Can’t really see that being a runner as, apart from the metal ones, the cards just aren’t sturdy enough to last much more than five years. I’ve ‘five year’ cards that have barely made it into the second year.
Then you can report them as damaged and they’ll send you a new one, just the same as if the card died ‘mid-life’.
I don’t know that Chase do this, btw, but that would be the flow. Or I guess they might ask you whether you want/need a new one, and if not just dynamically update the old one.

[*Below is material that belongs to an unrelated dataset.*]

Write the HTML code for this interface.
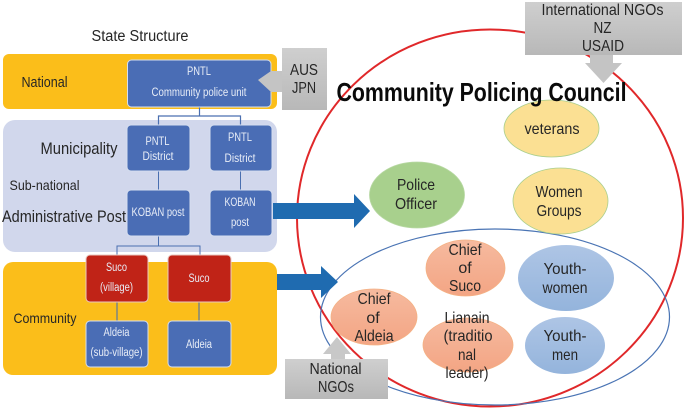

That’s true, and obviously from time-to-time there are innovations like contactless. When you say ‘every few years’, when were the last few? I have cards which were issued in 2018 which are still valid for another year and had a 2017 one expire a few weeks ago, so clearly they can be more long-lived than 5 years.
Could be quite a while back. Contactless arrived in the UK at the end of 2007 so gen 1 would take that to 2012. I’m thinking that the smaller chips might have been around from then so two lots of five year cards.
That said, chip cards came out before 2007 in the UK but as chip & PIN or chip & signature. I was in France at the time and a number of places were so confused that they stopped taking cards altogether as they didn’t know whether to swipe or insert and what to do when they did either. Zero instructions from the bank.
Indeed. That confused everyone even more. You had French cards which were always insert, but then you had a whole new range of foreign ones with magstripe only, chip and PIN, chip and signature and, bizarrely, decorative (i.e. non working) chip. All the foreign ones were EMV, but it took quite a while before the shops could accept them.
And, to get us back on topic, we now have numberless cards like Chase which some places can’t cope with, notably train ticket collection and the toll going to Dublin.